Belgium’s Crammed Discs label has been releasing fun and oddball pop and experimental music since the early 1980s, when they burst onto the avant-pop scene with albums by Aqsak Maboul, Julverne, and the Honeymoon Killers. Over the past few years the label has been raiding its vaults and putting out a steady stream of reissues and compilations under the series title Crammed Electronic Archives. The series includes six EPs by the likes of Nadjma, Des Airs, and Maurice Photo Doudongo — a hugely varied list that embraces afropop, European postpunk, and Arabic electropop.
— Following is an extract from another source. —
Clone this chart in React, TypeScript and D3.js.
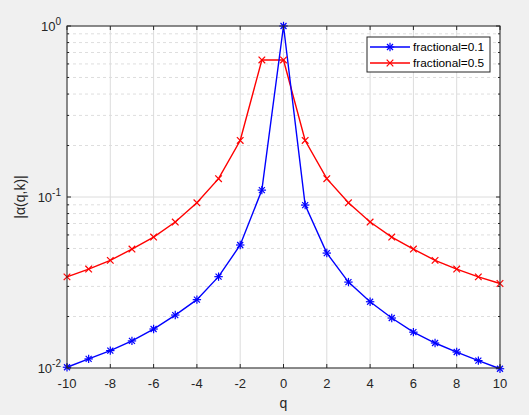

But if you don’t want to deal with six relatively brief releases, consider picking up this 17-track sampler, which provides an excellent overview of this fascinating catalog project as well as some rare singles and remixes not included on the EPs. If you’re like me, though, you’ll want every track of every release.


SunDub
Spirits Eat Music
Easy Star
ESCD121

For fans (like me) of hardcore roots-and-culture reggae, pop reggae poses a bit of a problem. Even when it’s done really well, we tend to be suspicious of it (this despite the fact that the actual roots of reggae are in the dancehall, not in the Nyabinghi reasoning session). But there’s a truth that has to be acknowledged, and that is that good pop reggae is good reggae. And SunDub makes outstanding reggae music, in a pop vein. On their new album the Brooklyn-based band is joined by Peetah Morgan of Morgan Heritage, and also by producer Sidney Mills, who has worked with Steel Pulse — so it’s not like there aren’t solid roots credentials here. The main thing, though, is the songs, which are beautifully crafted and engagingly sung. The grooves are deep and heavy but not ponderous, and on highlight tracks like the militant steppers anthem “Real Change” and the singles “New Ways to Love” and “Jump and Dance,” SunDub is the equal of any reggae band playing in any style today.


Biggabush
A Different Style EP (digital only)
TruThoughts
TRUDD497

Glyn “Bigga” Bush is perhaps best known as a founding member of Rockers Hi Fi, with whom he spent much of the 1990s exploring various ways that dub and reggae conventions could be applied to various other genres of music. As a solo artist he has continued that exploration, and this “EP” (I put the term in scare quotes because this release is about an hour long) is a platform for other artists to give his work a similar treatment. Three remixes of “This River,” two each of “Black Swan” and “Real & Regal,” and one of “Sole Sister” bring UK garage, broken beat, electro soul, and jungle elements to the mix, to exciting and booty-shaking effect. Bush’s source material was great to begin with, and remix artists like Gerry Hectic and Sentinel 793 only make it that much more fun.